US top diplomat, Secretary of State Mike Pompeo, started to use the terms "Wuhan virus" and "Chinese coronavirus" in official statements in the first week of March, giving political cover to closet racists anxious to pin blame on China.
Trump's two-month long pretense that the virus was nothing more than the common flu was finally shaken by an undeniable outbreak in the US.
Unwilling to take blame, Trump found it useful to deflect criticism away from his own negligence by making withering use of the term "foreign virus". This incendiary term came short of tagging China directly, but by then the narrative of presumptive guilt had been well established and his own supporters were bad-mouthing China with increasing frequency.
The US leader's use of the term "foreign virus" on March 11 was eagerly picked up by his political base, and social media use of the term "surged into the tens of millions" according to the Atlantic Council's Digital Forensic Research Lab.
Anti-Asian abuse and violence on the rise
Elsewhere, prejudice was becoming more overt. A White House aide joked about the China connection, telling CBS White House reporter Weijia Jiang that it was the "Kung Flu". Around the same time, reports on social media and elsewhere described an uptick in anti-Asian abuse and violence.
New Yorker writer Jiayang Fan reported in a tweet that she was accosted by a stranger using vile, racist language when she stepped out of her front door to take out the garbage. It left her feeling afraid to even walk down the street to go shopping.
Dozens, if not hundreds of such reports are now circulating on social media.
And it's only getting worse. The US president, for reasons best known to him, has been a credible defender of China on certain policy points and has generally resisted the vocal deprecations used by intemperate political advisers such as Stephen Miller, Peter Navarro, and Steve Bannon.
But looking weary in the face of mounting criticism of his failure to lead a national response to the pandemic, Trump suddenly joined the chorus of China-blamers as seen in this March 18 tweet from his official account:
"I always treated the Chinese Virus very seriously, and have done a very good job from the beginning, including my very early decision to close the 'borders' from China－against the wishes of almost all.
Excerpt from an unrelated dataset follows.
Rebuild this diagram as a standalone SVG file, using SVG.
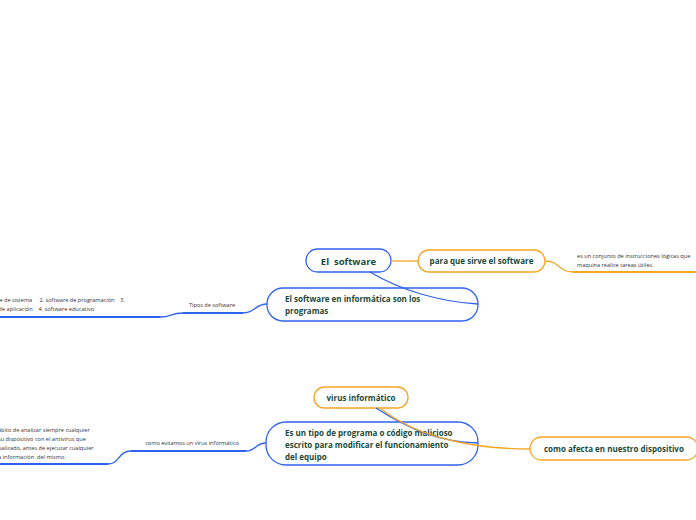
<svg xmlns="http://www.w3.org/2000/svg" width="696" height="520" viewBox="0 0 696 520">
<style>
text{font-family:"Open Sans","Noto Sans","Liberation Sans",sans-serif;fill:#333;white-space:pre}
.b{font-weight:bold;fill:#1b4a3a;font-size:8px}
.s{font-size:5.6px}
.nb{fill:#fff;stroke:#2e62f0;stroke-width:1.3}
.no{fill:#fff;stroke:#f5a623;stroke-width:1.3}
.cb{fill:none;stroke:#2e62f0;stroke-width:1.3}
.co{fill:none;stroke:#f5a623;stroke-width:1.3}
.lb{fill:none;stroke:#2e62f0;stroke-width:1.8}
.lo{fill:none;stroke:#f5a623;stroke-width:1.8}
</style>
<rect width="696" height="520" fill="#fff"/>
<g id="n-software"><rect class="nb" x="306" y="249" width="85" height="23" rx="11.5"/><text x="348.5" y="264.5" class="b" text-anchor="middle" style="font-size:9.5px" xml:space="preserve">El  software</text></g>
<g id="n-para"><rect class="no" x="418" y="250" width="127" height="22" rx="11"/><text x="481.5" y="264" class="b" text-anchor="middle">para que sirve el software</text></g>
<g id="n-para-desc"><text class="s" x="577" y="258">es un conjunto de instrucciones lógicas que</text><text class="s" x="577" y="267">maquina realice tareas útiles.</text></g>
<g id="n-programas"><rect class="nb" x="267" y="288" width="211" height="33" rx="16"/><text class="b" x="285" y="302">El software en informática son los</text><text class="b" x="285" y="314">programas</text></g>
<g id="n-tipos"><text class="s" x="212" y="307" text-anchor="middle">Tipos de software</text></g>
<g id="n-tipos-desc"><text class="s" x="-6" y="302" xml:space="preserve">are de sistema     2. software de programación    3.</text><text class="s" x="-6" y="311" xml:space="preserve">e de aplicación    4. software educativo</text></g>
<g id="n-virus"><rect class="no" x="314" y="387" width="94" height="21" rx="10.5"/><text class="b" x="361" y="400.5" text-anchor="middle">virus informático</text></g>
<g id="n-tipo"><rect class="nb" x="266" y="422" width="212" height="43" rx="20"/><text class="b" x="285" y="436">Es un tipo de programa o código malicioso</text><text class="b" x="285" y="448">escrito para modificar el funcionamiento</text><text class="b" x="285" y="460">del equipo</text></g>
<g id="n-afecta"><rect class="no" x="530" y="437" width="168" height="23" rx="11.5"/><text class="b" x="544" y="451.5">como afecta en nuestro dispositivo</text></g>
<g id="n-evitamos"><text class="s" x="192" y="445" text-anchor="middle">como evitamos un virus informático</text></g>
<g id="n-evitamos-desc"><text class="s" x="-2" y="432">ábito de analizar siempre cualquier</text><text class="s" x="-2" y="441">su dispositivo con el antivirus que</text><text class="s" x="-2" y="450">ualizado, antes de ejecutar cualquier</text><text class="s" x="-2" y="459" xml:space="preserve">a información  del mismo.</text></g>
<g id="connectors">
<path class="co" d="M391 261 H418"/>
<path class="co" d="M545 261 C560 261 558 272 573 272"/>
<path class="lo" d="M573 272 H696"/>
<path class="cb" d="M370 272 C400 290 440 302 478 304"/>
<path class="cb" d="M267 304 C255 304 255 313 243 313"/>
<path class="lb" d="M183 313 H243"/>
<path class="cb" d="M183 313 C170 313 172 317 160 317"/>
<path class="lb" d="M0 317 H160"/>
<path class="cb" d="M376 408 C410 430 440 442 478 443"/>
<path class="co" d="M380 408 C420 440 480 449 530 449"/>
<path class="cb" d="M266 443 C255 443 256 451 246 451"/>
<path class="lb" d="M131 451 H246"/>
<path class="cb" d="M131 451 C118 451 120 464 108 464"/>
<path class="lb" d="M0 464 H108"/>
</g>
</svg>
Many lives were saved. The Fake News new narrative is disgraceful& false!"
When questioned about his injudicious use of "Chinese Virus" at a press conference later in the day, Trump doubled down in his use of the term. When Yamiche Alcindor of PBS asked him if using the term "Chinese virus" puts Asian-Americans at risk, Trump bristled: "No. Not at all. I think they would probably agree with it 100 percent. It comes from China."
The die is now cast for racial tensions to follow. Reasonable people can disagree with Beijing and its policies. Not everyone has to like Chinese food or Chinese culture. But it is inexcusable to blame a disease that knows no boundaries and afflicts all humans regardless of race or an ethnic group or a faraway nation.
This is intellectually dishonest, and it is a cheap shot to deflect blame and arouse populist support.
It is racist, it is wrong and ruling US politicians owe us all an apology.
The author Philip J. Cunningham is a media researcher covering Asia issues.
The views don't necessarily reflect those of China Daily.